Я получил от начальника музея Военной академии РВСН им. Петра Великого полковника Валентина Ивановича Углова ксерокопию только одной, 422-й страницы этих воспоминаний. Она начинается со слов, из которых следует, что речь идет о замене начальника Артакадемии им. Дзержинского генерал-лейтенанта Сивкова (вскоре после выступления Сталина в Кремле перед выпускниками военных академий 5 мая 1941 г., где вождь покритиковал работу этой академии) генерал-майором Говоровым, «…до этого занимавшего должность ст. преподавателя кафедры тактики артиллерии». Затем он пишет:
Я предполагал, что сведения, о которых говорил Сталин, он получал от своего сына Якова Джугашвили, поступившего в 1940 г. в слушатели Академии. Он сначала числился на моем ф-те, но в середине учебного года пришел ко мне с заявлением, что хочет перейти на командирский факультет.
Судьба Я. Джугашвили сложилась неудачно: во время войны он погиб, будучи пленным в одном из немецких концентрационных лагерей…
Далее на этой странице Благонравов рассказывает о начале войны и переезде академии в Самарканд. Как сказал мне В. И. Углов, в этих солидных по объему воспоминаниях Благонравова больше о Якове Джугашвили нигде не упоминается.
Благонравов был человеком, которого Сталин высоко ценил, недаром при подготовке переезда Артакадемии из Ленинграда в Москву почему-то именно ему поручили выбрать для нее хорошее место и подходящий комплекс зданий. Об этом мне тоже рассказал В. И. Углов, полностью прочитавший воспоминания Благонравова и готовивший их к изданию.[101]
Приехав в Москву, Благонравов вместе с наркомом внутренних дел (очевидно, с Ежовым) колесил по городу, рассматривая различные здания, например в Лефортово, но они так ничего и не выбрали. Потом к этому делу подключился выделенный наркомом ответственный сотрудник НКВД (возможно, первый замнаркома внутренних дел Берия), и после этого сразу был выбран комплекс зданий, принадлежавший профсоюзам, – описанный Ильфом и Петровым в «Двенадцати стульях» Дворец Труда.
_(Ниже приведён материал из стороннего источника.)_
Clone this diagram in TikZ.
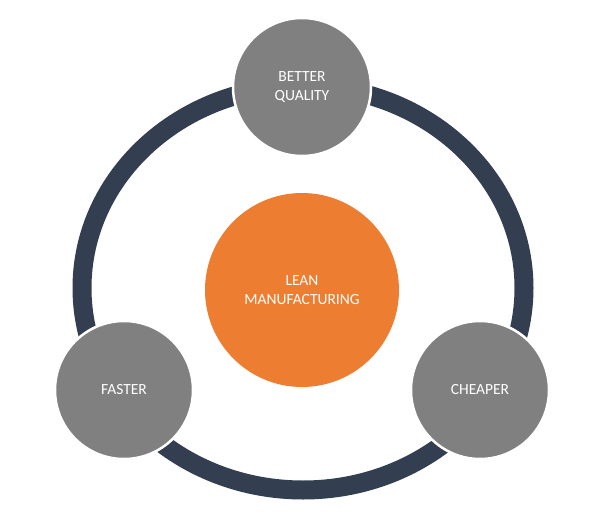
\documentclass[tikz,border=0pt]{standalone}
\usepackage{fontspec}
\setmainfont{Carlito}
\usetikzlibrary{positioning}
\definecolor{ringblue}{HTML}{333F50}
\definecolor{leanorange}{HTML}{ED7D31}
\definecolor{goalgray}{HTML}{808080}
\tikzset{
  font={\fontsize{15.5pt}{18.5pt}\selectfont},
  goal/.style={circle, fill=goalgray, draw=white, line width=2.5pt,
    minimum size=138pt, text=white, align=center, inner sep=0pt},
  core/.style={circle, fill=leanorange, minimum size=194pt,
    text=white, align=center, inner sep=0pt}
}
\begin{document}
\begin{tikzpicture}[x=1pt, y=-1pt]
  \useasboundingbox (0,0) rectangle (610,516);
  \coordinate (hub) at (303,288);
  \draw[ringblue, line width=19pt] (hub) ellipse [x radius=221, y radius=202];

  \node[core] (lean) at (302,290) {LEAN\\MANUFACTURING};
  \node[goal] (quality) at (302,87) {BETTER\\QUALITY};
  \node[goal] (faster) at (124,390) {FASTER};
  \node[goal] (cheaper) at (480,390) {CHEAPER};
\end{tikzpicture}
\end{document}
Так же быстро был организован переезд академии из Ленинграда в Москву во время учебного года, и с 15 сентября 1938 г.[102]
(согласно приведенным документам) Яков Джугашвили стал слушателем Академии.Однако есть туть две нестыковки.
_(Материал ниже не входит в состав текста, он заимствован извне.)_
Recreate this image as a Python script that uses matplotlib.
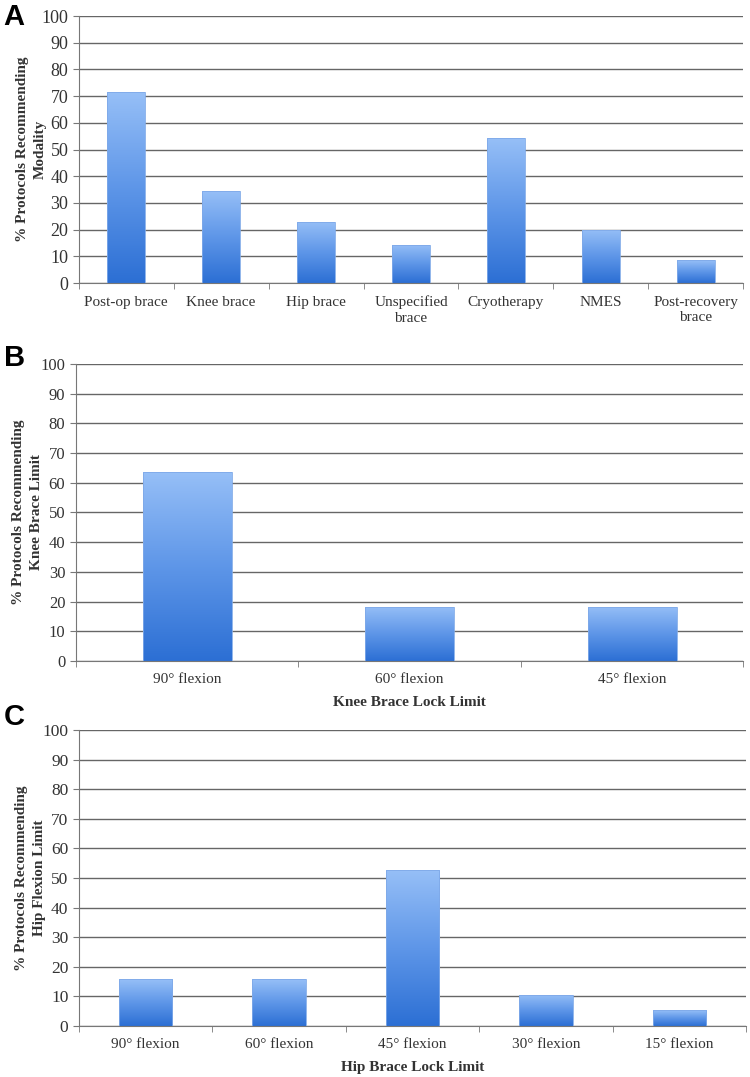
import numpy as np
import matplotlib
matplotlib.use("Agg")
import matplotlib.pyplot as plt
from matplotlib.colors import LinearSegmentedColormap

# Panel A: modalities
modalities = ["Post-op brace", "Knee brace", "Hip brace", "Unspecified\nbrace",
              "Cryotherapy", "NMES", "Post-recovery\nbrace"]
modality_pct = [71.4, 34.3, 22.9, 14.3, 54.3, 20.0, 8.6]

# Panel B: knee brace lock limit
knee_limits = ["90° flexion", "60° flexion", "45° flexion"]
knee_pct = [63.6, 18.2, 18.2]

# Panel C: hip brace lock limit
hip_limits = ["90° flexion", "60° flexion", "45° flexion", "30° flexion", "15° flexion"]
hip_pct = [15.8, 15.8, 52.6, 10.5, 5.3]

plt.rcParams['font.family'] = ['Liberation Serif', 'DejaVu Serif']

bar_cmap = LinearSegmentedColormap.from_list("bar", ["#2c6fd4", "#5e96e8", "#96bff7"])
grad = np.linspace(0, 1, 256).reshape(-1, 1)


def gradient_bars(ax, labels, values, width=0.4):
  x = np.arange(len(labels))
  bars = ax.bar(x, values, width=width, color='none', edgecolor='#7fa9e8', linewidth=0.6, zorder=3)
  for b in bars:
    x0, y0 = b.get_x(), b.get_y()
    im = ax.imshow(grad, cmap=bar_cmap, aspect='auto', origin='lower',
                   extent=[x0, x0 + b.get_width(), y0, y0 + b.get_height()], zorder=2)
    im.set_clip_path(b)
  return x


def style_axes(ax, labels, ylabel, xlabel=None, ytick_size=12.5, ypad=-3):
  n = len(labels)
  ax.set_xlim(-0.5, n - 0.5)
  ax.set_ylim(0, 100)
  ax.set_yticks(np.arange(0, 101, 10))
  ax.set_xticks(np.arange(n))
  ax.set_xticklabels(labels, fontsize=11, color='#333333', linespacing=1.25)
  ax.set_xticks(np.arange(-0.5, n, 1.0), minor=True)
  ax.tick_params(axis='x', which='major', length=0, pad=9)
  ax.tick_params(axis='x', which='minor', length=4, color='#777777', direction='out')
  ax.tick_params(axis='y', length=4, color='#777777', labelsize=ytick_size, labelcolor='#333333')
  ax.yaxis.grid(True, color='#666666', linewidth=1.0, zorder=0)
  ax.set_axisbelow(True)
  for s in ['top', 'right']:
    ax.spines[s].set_visible(False)
  for s in ['left', 'bottom']:
    ax.spines[s].set_color('#777777')
  ax.set_ylabel(ylabel, fontsize=11, fontweight='bold', color='#333333', linespacing=1.5, labelpad=ypad)
  if xlabel:
    ax.set_xlabel(xlabel, fontsize=11, fontweight='bold', color='#333333', labelpad=7)
  ax.set_xlim(-0.5, n - 0.5)


fig = plt.figure(figsize=(7.5, 10.77), dpi=100)
axA = fig.add_axes([0.105, 0.7372, 0.886, 0.2479])
axB = fig.add_axes([0.101, 0.3863, 0.890, 0.2757])
axC = fig.add_axes([0.105, 0.0474, 0.890, 0.2748])

gradient_bars(axA, modalities, modality_pct)
style_axes(axA, modalities, "% Protocols Recommending\nModality", ytick_size=13, ypad=-4)

gradient_bars(axB, knee_limits, knee_pct)
style_axes(axB, knee_limits, "% Protocols Recommending\nKnee Brace Limit", "Knee Brace Lock Limit",
           ytick_size=12, ypad=-2)

gradient_bars(axC, hip_limits, hip_pct)
style_axes(axC, hip_limits, "% Protocols Recommending\nHip Flexion Limit", "Hip Brace Lock Limit",
           ytick_size=12.5, ypad=-3)

for lbl, y in [("A", 0.997), ("B", 0.681), ("C", 0.347)]:
  fig.text(0.005, y, lbl, fontsize=21, fontweight='bold', family=['Liberation Sans', 'DejaVu Sans'],
           va='top', ha='left', color='black')

fig.savefig("out.png", dpi=100, facecolor='white')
Во-первых, в своих воспоминаниях Благонравов пишет, что слушателем академии Яков стал в 1940 г. (то есть на два года позже, чем по академическим документам). Далее он почему-то говорит, что Яков не «учился», а «числился» на его факультете (именно это слово Яков употребит во время допроса в плену).
Во-вторых, почему-то в академических документах Якова его зачисление на факультет вооружения вообще не зафиксировано, а по воспоминаниям Благонравова он числился на нем целых полгода.
И вообще, о Якове Благонравов упомянул слишком скупо, не очень доброжелательно и даже довольно нескладно: «судьба… сложилась неудачно: во время войны он погиб, будучи пленным». Скажи он такие слова, например, о генерале Карбышеве, они прозвучали бы как оскорбление. Почему же Благонравов позволил себе сказать так о Якове? Счел его виновным в снятии с должности начальника Артакадемии генерала Сивкова? Знал истинные обстоятельства учебы старшего сына вождя в академии? Например, Яков уже занимал большой пост, а в Академии его «тянули» без отрыва от основной работы. Почему Благонравов не сказал, закончил Яков Академию или не успел, где, кем и как он воевал? Или он попал в плен, не воюя, а при совершенно иных обстоятельствах, о которых либо ничего не известно, либо кое-что известно, но рассказывать нельзя? Когда оказался в плену? Как там себя вел? При каких обстоятельствах и когда погиб? Ведь обо всем этом в то время разговоры шли.
За недомолвками и некоторой недоброжелательностью Благонравова по отношению к Якову угадывается тайна…
А вот еще одна тайна – письмо полковника И. Я. Сапегина Василию Сталину. Сапегин был командиром 151-го учебного отделения, в котором учился Яков в академии, и о нем Яков упомянул в единственной открытке, полученной после начала войны его женой Юлией: «С Сапегиным все в порядке» (хотя очевидно, что к боевым действиям это не имеет никакого отношения, ибо Яков до фронта еще не доехал. Из этой фразы скорее следует, что либо Сапегин избежал какой-то неприятности, либо у них с Сапегиным были нелады, но теперь все утряслось).